TASK PROMPT:
Filter the entries that follow, copying every line in which the word "this" appears.

RECORDS TO PROCESS:

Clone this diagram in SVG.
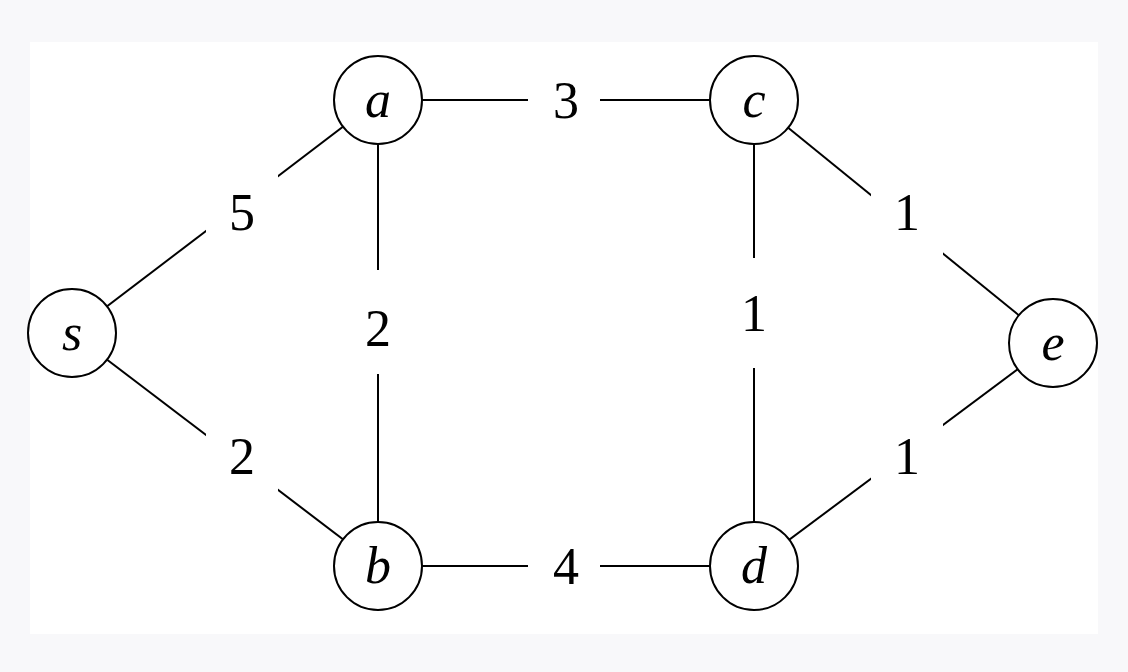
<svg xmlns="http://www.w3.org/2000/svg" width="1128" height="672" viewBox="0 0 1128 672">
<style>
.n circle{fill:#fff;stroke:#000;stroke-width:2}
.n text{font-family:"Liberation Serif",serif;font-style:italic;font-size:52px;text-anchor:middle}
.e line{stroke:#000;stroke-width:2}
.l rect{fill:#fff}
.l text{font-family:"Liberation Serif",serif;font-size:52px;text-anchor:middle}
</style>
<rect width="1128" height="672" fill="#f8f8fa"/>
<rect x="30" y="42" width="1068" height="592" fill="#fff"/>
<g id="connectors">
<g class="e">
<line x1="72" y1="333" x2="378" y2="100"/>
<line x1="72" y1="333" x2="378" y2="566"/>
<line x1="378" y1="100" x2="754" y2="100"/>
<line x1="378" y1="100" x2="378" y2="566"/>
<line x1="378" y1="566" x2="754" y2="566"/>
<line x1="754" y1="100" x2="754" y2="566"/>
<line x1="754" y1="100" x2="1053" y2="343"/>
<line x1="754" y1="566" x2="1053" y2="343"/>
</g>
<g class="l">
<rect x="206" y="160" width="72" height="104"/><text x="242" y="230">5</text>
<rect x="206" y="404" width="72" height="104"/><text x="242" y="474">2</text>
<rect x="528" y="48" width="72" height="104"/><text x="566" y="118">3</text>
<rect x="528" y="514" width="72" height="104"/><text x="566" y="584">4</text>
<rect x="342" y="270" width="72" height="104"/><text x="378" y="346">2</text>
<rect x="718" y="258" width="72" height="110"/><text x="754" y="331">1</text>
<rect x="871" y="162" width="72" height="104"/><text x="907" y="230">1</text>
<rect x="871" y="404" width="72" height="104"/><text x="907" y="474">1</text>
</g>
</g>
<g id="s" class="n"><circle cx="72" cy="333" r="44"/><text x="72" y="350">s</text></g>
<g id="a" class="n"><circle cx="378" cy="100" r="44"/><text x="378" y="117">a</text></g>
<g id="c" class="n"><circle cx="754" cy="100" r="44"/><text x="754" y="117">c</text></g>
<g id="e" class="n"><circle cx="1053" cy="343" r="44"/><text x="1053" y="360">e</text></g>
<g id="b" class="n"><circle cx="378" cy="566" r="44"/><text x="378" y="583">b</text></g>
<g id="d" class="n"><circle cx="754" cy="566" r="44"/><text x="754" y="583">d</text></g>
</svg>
---
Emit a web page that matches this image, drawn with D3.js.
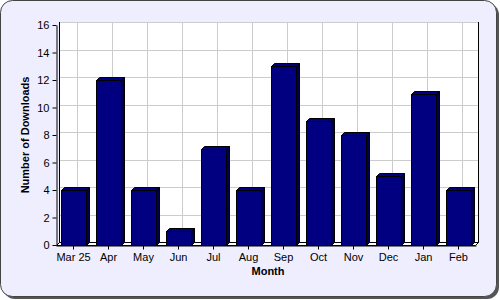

EXERCISE OUTPUT:
Clone this diagram in SVG.
Emit a web page that matches this image, drawn with D3.js.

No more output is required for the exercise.